“Then I said, "Ah, Lord GOD, surely you have utterly deceived this people and Jerusalem, saying, 'It shall be well with you,' whereas the sword has reached their very life."”
Introduction
Jeremiah 4:10 records a raw, honest cry from the prophet as he faces the reality of impending disaster: "Ah, Lord GOD, surely you have utterly deceived this people and Jerusalem, saying, 'It shall be well with you,' whereas the sword has reached their very life." This verse captures the tension between hope and judgment, the painful sense that promises of peace have been overtaken by calamity. It invites us into the prophet’s grief and theological wrestling as he speaks plainly to God.
Historical-Cultural Context and Authorship
Jeremiah prophesied during the late 7th and early 6th centuries BC, a time of political upheaval for Judah that culminated in the Babylonian destruction of Jerusalem in 586 BC. His ministry spanned the reigns of several kings (including Josiah, Jehoiakim, and Zedekiah) and confronted a society resistant to repentance. Many contemporaries clung to assurances of peace from false prophets, even as imperial threat grew. The book bears Jeremiah’s voice and message; tradition also recognizes his scribe, Baruch, as instrumental in recording and preserving the prophecies. The prophet’s words reflect both eyewitness sorrow and theological reflection on covenant unfaithfulness, judgment, and the hope of restoration.
Characters and Places
- Jeremiah: the prophet and speaker, called to warn Judah and call the people back to covenant faithfulness. He is also a pastoral figure who pours out lament and petition to God.
- The Lord GOD (YHWH): the covenant God of Israel, both the one whom Jeremiah addresses and the sovereign whom Jeremiah holds to account in this lament.
- This people / Jerusalem: the inhabitants of Judah’s capital and the community in covenant relationship with God, who are threatened by foreign invasion and moral collapse.
- The sword: a metonym for invading armies and the violence that reaches into the very life and soul of the community.
Explanation and Meaning of the Text
At first hearing, Jeremiah’s complaint—that God has "utterly deceived" the people—can sound shocking. He is not accusing God of moral wrongdoing but voicing the experience of a people who were told things would be well while calamity arrived. In context, Jeremiah has repeatedly confronted false prophets who offered easy assurances of safety (see Jeremiah 6:14; 8:11; 23:16–17). Here the prophet’s grief is directed to God: he feels as if God’s word of well-being has not matched the reality of the sword at the community’s throat.

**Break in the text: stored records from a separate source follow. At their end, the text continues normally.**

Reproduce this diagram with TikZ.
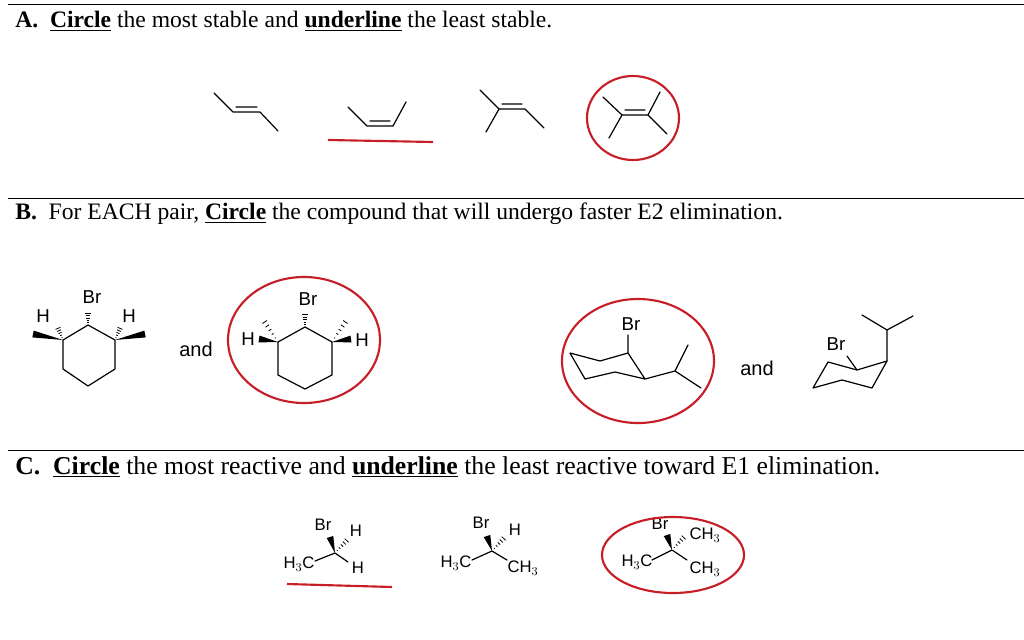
\documentclass[tikz,border=0pt]{standalone}
\usepackage{fontspec}
\setmainfont{Liberation Serif}
\newfontfamily\chemf{Liberation Sans}
\usetikzlibrary{calc}
\tikzset{
 bd/.style={line width=0.9pt,line cap=round,line join=round},
 redc/.style={draw=myred,line width=1.6pt},
 lbl/.style={font=\chemf\fontsize{14}{15}\selectfont,inner sep=0pt},
 lblc/.style={font=\chemf\fontsize{12.5}{13}\selectfont,inner sep=0pt},
 hd/.style={font=\fontsize{17.7}{20}\selectfont,anchor=west,inner sep=0pt},
}
\definecolor{myred}{RGB}{200,30,40}
\newcommand\wdg[2]{\fill ($(#1)$) -- ($(#2)!2.6pt!90:(#1)$) -- ($(#2)!2.6pt!-90:(#1)$) -- cycle;}
\newcommand\hsh[2]{\foreach \k in {1,...,5}{\draw[line width=0.6pt] ($(#1)!\k/6!(#2)!{\k*0.4pt}!90:(#2)$) -- ($(#1)!\k/6!(#2)!{\k*0.4pt}!-90:(#2)$);}}
\begin{document}
\begin{tikzpicture}[x=0.75pt,y=-0.75pt]
\useasboundingbox (0,0) rectangle (1024,639);
\draw[line width=0.6pt] (8,4) -- (1024,4) (8,198) -- (1024,198) (8,450) -- (1024,450);
\node[hd] (ta) at (15,21) {\textbf{A.}\ \ \underline{\textbf{Circle}} the most stable and \underline{\textbf{underline}} the least stable.};
\node[hd] (tb) at (15,214) {\textbf{B.}\ \ For EACH pair, \underline{\textbf{Circle}} the compound that will undergo faster E2 elimination.};
\node[hd,font=\fontsize{19.3}{22}\selectfont] (tc) at (15,467) {\textbf{C.}\ \ \underline{\textbf{Circle}} the most reactive and \underline{\textbf{underline}} the least reactive toward E1 elimination.};
% A
\draw[bd] (214,93)--(233,112)--(260,112)--(278,131) (236,107)--(257,107);
\draw[bd] (348,107)--(367,126)--(393,126)--(406,102) (370,121)--(390,121);
\draw[redc] (328,140)--(433,142);
\draw[bd] (480,90)--(499,109)--(525,109)--(544,128) (499,109)--(486,132) (502,104)--(522,104);
\draw[bd] (603,97)--(622,115)--(648,115)--(667,134) (622,115)--(609,138) (648,115)--(660,92) (625,110)--(645,110);
\draw[redc] (633,118) ellipse [x radius=46,y radius=42];
% B left
\draw[bd] (88,325)--(115,340)--(115,369)--(88,386)--(63,369)--(63,340)--cycle;
\coordinate (a1) at (63,340); \coordinate (a2) at (88,325); \coordinate (a3) at (115,340);
\coordinate (w1) at (33,334); \coordinate (w3) at (145,334);
\coordinate (h1) at (57,326); \coordinate (h2) at (88,311); \coordinate (h3) at (121,326);
\wdg{a1}{w1} \wdg{a3}{w3} \hsh{a1}{h1} \hsh{a2}{h2} \hsh{a3}{h3}
\node[lbl] (br1) at (92,297) {Br};
\node[lbl] (hl1) at (43,316) {H};
\node[lbl] (hr1) at (129,316) {H};
\node[lbl,font=\chemf\fontsize{15}{16}\selectfont] (and1) at (196,349) {and};
% B right
\draw[bd] (305,327)--(332,342)--(332,375)--(305,389)--(278,375)--(278,342)--cycle;
\coordinate (b1) at (278,342); \coordinate (b2) at (305,327); \coordinate (b3) at (332,342);
\coordinate (x1) at (259,339); \coordinate (x3) at (351,339);
\coordinate (y1) at (262,318); \coordinate (y2) at (305,312); \coordinate (y3) at (348,318);
\wdg{b1}{x1} \wdg{b3}{x3} \hsh{b1}{y1} \hsh{b2}{y2} \hsh{b3}{y3}
\node[lbl] (br2) at (308,299) {Br};
\node[lbl] (hl2) at (248,339) {H};
\node[lbl] (hr2) at (362,340) {H};
\draw[redc] (304,340) ellipse [x radius=76,y radius=63];
% B chairs
\draw[bd] (570,353)--(600,361)--(628,353)--(645,379)--(615,372)--(585,379)--cycle;
\draw[bd] (628,353)--(628,335) (645,379)--(675,371)--(688,345) (675,371)--(701,388);
\node[lbl] (br3) at (631,324) {Br};
\draw[redc] (638,361) ellipse [x radius=76,y radius=62];
\node[lbl,font=\chemf\fontsize{15}{16}\selectfont] (and2) at (757,368) {and};
\draw[bd] (813,388)--(828,362)--(857,370)--(887,361)--(872,388)--(842,380)--cycle;
\draw[bd] (857,370)--(847,356) (887,361)--(887,330)--(862,315) (887,330)--(913,316);
\node[lbl] (br4) at (836,344) {Br};
% C
\coordinate (c1) at (335,553); \coordinate (c1b) at (330,537); \coordinate (c1h) at (349,538);
\wdg{c1}{c1b} \hsh{c1}{c1h}
\draw[bd] (c1)--(315,561) (c1)--(348,562);
\node[lblc] (brc1) at (323,525) {Br};
\node[lblc] (hc1) at (356,531) {H};
\node[lblc] (mc1) at (299,564) {H$_3$C};
\node[lblc] (hc1b) at (358,568) {H};
\draw[redc] (287,584)--(392,587);
\coordinate (c2) at (492,551); \coordinate (c2b) at (487,536); \coordinate (c2h) at (506,536);
\wdg{c2}{c2b} \hsh{c2}{c2h}
\draw[bd] (c2)--(472,560) (c2)--(507,560);
\node[lblc] (brc2) at (481,523) {Br};
\node[lblc] (hc2) at (515,530) {H};
\node[lblc] (mc2) at (456,563) {H$_3$C};
\node[lblc] (mc2b) at (523,568) {CH$_3$};
\coordinate (c3) at (672,550); \coordinate (c3b) at (667,535); \coordinate (c3h) at (686,535);
\wdg{c3}{c3b} \hsh{c3}{c3h}
\draw[bd] (c3)--(652,560) (c3)--(687,560);
\node[lblc] (brc3) at (660,524) {Br};
\node[lblc] (mc3a) at (705,535) {CH$_3$};
\node[lblc] (mc3) at (637,562) {H$_3$C};
\node[lblc] (mc3b) at (705,569) {CH$_3$};
\draw[redc] (673,555) ellipse [x radius=71,y radius=38];
\end{tikzpicture}
\end{document}
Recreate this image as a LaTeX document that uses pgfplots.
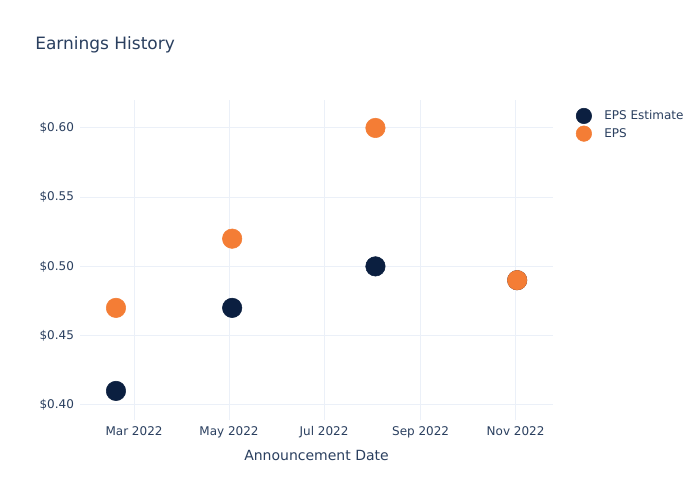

This verse uses lament and theological paradox to surface difficult truths. First, it underscores how people can be led into false security—sometimes by their own wishful thinking, sometimes by leaders who speak what people want to hear. Second, it raises the painful possibility that divine justice allows the deception as a form of judgment: when a people persist in covenant unfaithfulness, God may permit the consequences of their choices, including the proliferation of false assurances, to bring them to repentance. Third, Jeremiah’s complaint is itself worshipful speech: he brings his confusion and anguish before the LORD rather than hiding it. The phrase "the sword has reached their very life" intensifies the picture—this is not distant danger but existential threat to the community’s vitality and survival.
Theologically, the verse teaches several balanced lessons: God remains sovereign and faithful even when human intermediaries fail; honest lament before God is a faithful spiritual posture; and discernment is required so that hope is founded on God’s true word, not on comforting lies. The passage calls readers to attend both to personal and communal responsibility and to the seriousness of ignoring prophetic warning.
Devotional
It is okay to bring blunt questions and grief to God. Jeremiah models a faith that does not pretend everything is fine but places pain and confusion before the Almighty. When assurances crumble and expectations are dashed, offer your honest lament to God—He hears the cry of a contrite heart and receives the laments of those who seek understanding.
At the same time, let this verse steer you toward earnest repentance and sober hope. False comforts will not sustain us; only the living God offers true peace. Turn from things that promise safety apart from God, cling to Christ who embodies God’s faithful word, and trust that even in correction God’s purposes can lead to restoration and life.